Cradle at the Top of a Staircase
Miller’s omen of “downfall” reframed: the psyche dramatizes the risk of letting something precious roll into danger. What project, relationship, or aspect of your own innocence teeters on the edge? Secure the “baby” before momentum takes over.
Biblical & Spiritual Meaning
Scripture cradles the miraculous—Moses among the bulrushes, the manger that became an altar. Therefore the cradle in dream-vision can mark the birthplace of a calling. Mystically it is the moon-shaped ark that ferries soul from ether to flesh; dreaming of it during a waxing moon often precedes intuitive downloads. Totemically, the cradle pairs with the Swan—both glide, both signal grace periods. If your spiritual practice feels dry, the cradle invites you to “rock” again: chant, sway, use breath as gentle pendulum.
Psychological Analysis (Jungian & Freudian)
Jung saw the cradle as the earliest mandala—a circle (the curved base) inside a rectangle (the frame), mirroring the Self’s goal of integrating round instinct with square consciousness. To rock the cradle is to activate the alchemical motus circulatorius, the circular distillation of raw emotion into insight. Freud focused on the pleasure memory of being rocked by the mother’s body; thus an empty cradle may dramatize Wunsch (wish) for the lost breast, the lost beat. Both agree: if the cradle appears while you avoid adult duties, your Shadow is outsourcing maturity so the Little King can reign. Re-own the throne by scheduling concrete acts of self-parenting—balanced meals, boundary conversations, fiscal planning.
What to Do Next?
- Reality-check regression: list three tasks you have recently “outsourced” to others that belong to you. Reclaim the smallest one tomorrow morning.
- Rocking ritual: five minutes of physical swaying (chair, hammock, yoga ball) while humming lowers cortisol and translates the dream’s soothing template into the nervous system.
- Inner-child dialogue: place a photo of yourself at age three beside the bed; ask nightly, “What do you need from me today?” Journal the first sentence that arises.
- Creative incubation: if the cradle felt full of potential, sketch or write the “infant” project in detail within 48 hours—capture the idea while it is still odor-new.
FAQ
Is dreaming of a cradle always about wanting a baby?
Rarely. It is far more likely to symbolize a nascent idea or a vulnerable part of your own psyche requesting safety.
Why does the cradle rock by itself in my dream?
An autonomous cradle reflects unconscious self-soothing patterns—smoking, over-working, fantasy—highlighting habits that calm you without conscious consent.
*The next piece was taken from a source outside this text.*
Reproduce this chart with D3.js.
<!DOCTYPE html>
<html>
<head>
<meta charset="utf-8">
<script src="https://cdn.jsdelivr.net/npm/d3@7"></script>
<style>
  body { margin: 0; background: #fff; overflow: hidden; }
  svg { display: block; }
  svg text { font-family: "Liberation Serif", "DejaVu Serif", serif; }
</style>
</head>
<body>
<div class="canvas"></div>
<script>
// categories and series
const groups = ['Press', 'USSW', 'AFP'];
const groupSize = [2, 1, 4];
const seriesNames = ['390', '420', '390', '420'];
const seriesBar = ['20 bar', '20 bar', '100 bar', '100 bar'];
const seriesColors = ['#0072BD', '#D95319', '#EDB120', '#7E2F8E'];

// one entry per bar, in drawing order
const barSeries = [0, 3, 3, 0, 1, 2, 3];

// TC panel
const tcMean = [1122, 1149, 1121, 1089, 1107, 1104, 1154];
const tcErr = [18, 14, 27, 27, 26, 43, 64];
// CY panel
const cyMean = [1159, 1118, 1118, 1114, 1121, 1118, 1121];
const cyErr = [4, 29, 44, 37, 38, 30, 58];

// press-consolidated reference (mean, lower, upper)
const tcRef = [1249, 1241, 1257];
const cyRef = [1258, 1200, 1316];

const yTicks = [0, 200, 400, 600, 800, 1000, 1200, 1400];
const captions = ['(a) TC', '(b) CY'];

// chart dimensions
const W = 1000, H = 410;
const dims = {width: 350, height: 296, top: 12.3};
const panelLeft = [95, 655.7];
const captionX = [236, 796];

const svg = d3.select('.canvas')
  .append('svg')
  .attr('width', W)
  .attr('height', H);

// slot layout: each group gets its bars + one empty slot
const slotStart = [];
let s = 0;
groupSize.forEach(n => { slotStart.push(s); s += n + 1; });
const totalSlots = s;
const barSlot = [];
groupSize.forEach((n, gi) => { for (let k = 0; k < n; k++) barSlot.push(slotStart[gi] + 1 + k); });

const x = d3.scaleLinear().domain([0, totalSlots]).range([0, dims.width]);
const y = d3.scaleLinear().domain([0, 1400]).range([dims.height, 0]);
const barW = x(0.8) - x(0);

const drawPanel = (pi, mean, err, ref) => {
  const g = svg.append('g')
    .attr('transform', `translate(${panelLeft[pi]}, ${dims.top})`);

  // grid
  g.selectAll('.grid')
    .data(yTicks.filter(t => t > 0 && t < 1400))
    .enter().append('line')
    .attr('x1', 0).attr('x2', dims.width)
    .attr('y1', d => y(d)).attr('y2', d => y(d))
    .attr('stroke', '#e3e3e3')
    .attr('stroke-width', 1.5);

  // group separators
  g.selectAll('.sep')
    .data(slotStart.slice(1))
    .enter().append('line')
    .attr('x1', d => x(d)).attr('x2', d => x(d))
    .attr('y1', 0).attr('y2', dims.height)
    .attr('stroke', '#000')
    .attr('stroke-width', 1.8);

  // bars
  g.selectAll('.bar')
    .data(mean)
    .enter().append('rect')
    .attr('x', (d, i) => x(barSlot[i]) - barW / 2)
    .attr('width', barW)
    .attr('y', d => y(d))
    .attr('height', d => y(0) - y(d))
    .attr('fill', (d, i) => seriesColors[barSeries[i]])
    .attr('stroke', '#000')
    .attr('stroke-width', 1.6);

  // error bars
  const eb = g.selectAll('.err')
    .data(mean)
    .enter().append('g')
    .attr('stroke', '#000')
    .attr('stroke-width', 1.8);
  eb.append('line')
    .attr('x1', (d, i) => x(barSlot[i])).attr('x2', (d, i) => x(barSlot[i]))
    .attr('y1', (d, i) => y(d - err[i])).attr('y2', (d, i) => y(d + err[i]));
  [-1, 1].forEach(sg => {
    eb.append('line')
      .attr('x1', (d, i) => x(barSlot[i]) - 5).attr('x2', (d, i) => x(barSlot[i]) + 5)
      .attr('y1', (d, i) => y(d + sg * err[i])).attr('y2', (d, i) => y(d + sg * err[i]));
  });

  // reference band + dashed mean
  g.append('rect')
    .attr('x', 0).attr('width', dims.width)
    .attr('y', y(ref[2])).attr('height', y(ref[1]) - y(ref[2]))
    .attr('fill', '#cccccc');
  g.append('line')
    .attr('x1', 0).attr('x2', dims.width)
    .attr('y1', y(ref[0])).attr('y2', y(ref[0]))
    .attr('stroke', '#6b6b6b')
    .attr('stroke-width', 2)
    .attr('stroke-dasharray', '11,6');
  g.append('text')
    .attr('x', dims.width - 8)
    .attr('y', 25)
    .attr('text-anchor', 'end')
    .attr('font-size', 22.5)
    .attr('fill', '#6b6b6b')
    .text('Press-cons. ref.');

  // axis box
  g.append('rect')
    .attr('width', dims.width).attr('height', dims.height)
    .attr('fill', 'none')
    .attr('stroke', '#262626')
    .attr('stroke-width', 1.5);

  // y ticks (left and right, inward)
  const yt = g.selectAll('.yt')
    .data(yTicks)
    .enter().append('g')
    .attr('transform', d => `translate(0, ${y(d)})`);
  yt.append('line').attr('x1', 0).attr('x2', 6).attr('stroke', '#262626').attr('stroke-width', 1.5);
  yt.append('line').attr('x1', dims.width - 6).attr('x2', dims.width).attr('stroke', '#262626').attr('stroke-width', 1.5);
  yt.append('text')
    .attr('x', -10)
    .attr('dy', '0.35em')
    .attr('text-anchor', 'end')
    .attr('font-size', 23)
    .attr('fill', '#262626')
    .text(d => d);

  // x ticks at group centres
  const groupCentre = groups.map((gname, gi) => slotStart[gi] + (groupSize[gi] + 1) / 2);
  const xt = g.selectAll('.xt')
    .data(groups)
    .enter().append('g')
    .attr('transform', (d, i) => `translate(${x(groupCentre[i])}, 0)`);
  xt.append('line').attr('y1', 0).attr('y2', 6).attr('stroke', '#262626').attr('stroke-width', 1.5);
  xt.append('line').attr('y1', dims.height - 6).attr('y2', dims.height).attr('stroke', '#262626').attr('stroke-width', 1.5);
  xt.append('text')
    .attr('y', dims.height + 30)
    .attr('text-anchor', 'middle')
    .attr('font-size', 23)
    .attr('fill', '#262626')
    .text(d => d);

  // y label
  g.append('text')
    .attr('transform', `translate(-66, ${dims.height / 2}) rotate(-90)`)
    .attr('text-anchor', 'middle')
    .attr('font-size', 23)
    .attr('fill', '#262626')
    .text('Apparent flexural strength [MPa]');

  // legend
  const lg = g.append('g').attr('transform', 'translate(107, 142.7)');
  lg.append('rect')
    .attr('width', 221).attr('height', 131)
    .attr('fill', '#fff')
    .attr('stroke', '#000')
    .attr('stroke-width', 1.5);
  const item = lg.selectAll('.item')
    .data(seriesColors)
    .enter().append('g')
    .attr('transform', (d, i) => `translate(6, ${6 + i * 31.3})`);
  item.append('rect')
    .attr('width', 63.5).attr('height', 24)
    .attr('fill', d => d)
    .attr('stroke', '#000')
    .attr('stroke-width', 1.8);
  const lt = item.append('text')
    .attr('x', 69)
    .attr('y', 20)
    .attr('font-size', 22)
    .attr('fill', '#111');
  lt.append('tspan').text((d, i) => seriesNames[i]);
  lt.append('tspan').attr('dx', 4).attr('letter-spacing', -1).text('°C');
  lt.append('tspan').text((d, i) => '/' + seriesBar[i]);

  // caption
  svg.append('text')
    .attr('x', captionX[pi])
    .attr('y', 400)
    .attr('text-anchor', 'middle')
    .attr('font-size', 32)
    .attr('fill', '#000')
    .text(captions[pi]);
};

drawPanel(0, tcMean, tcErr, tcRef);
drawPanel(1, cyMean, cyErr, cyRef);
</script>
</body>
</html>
What if the cradle falls or breaks?
A broken cradle signals that your current method of protecting innocence (denial, naiveté, perfectionism) is collapsing; prepare to build a sturdier structure of support.
Summary
A cradle in dreamland is the psyche’s rocking chair: it can lull you toward rebirth or rock you into escape. Heed the motion, feel its tempo, then decide whether you need to nurture the infant within—or simply climb out and walk.
From the 1901 Archives"To dream of a cradle, with a beautiful infant occupying it, portends prosperity and the affections of beautiful children. To rock your own baby in a cradle, denotes the serious illness of one of the family. For a young woman to dream of rocking a cradle is portentous of her downfall. She should beware of gossiping."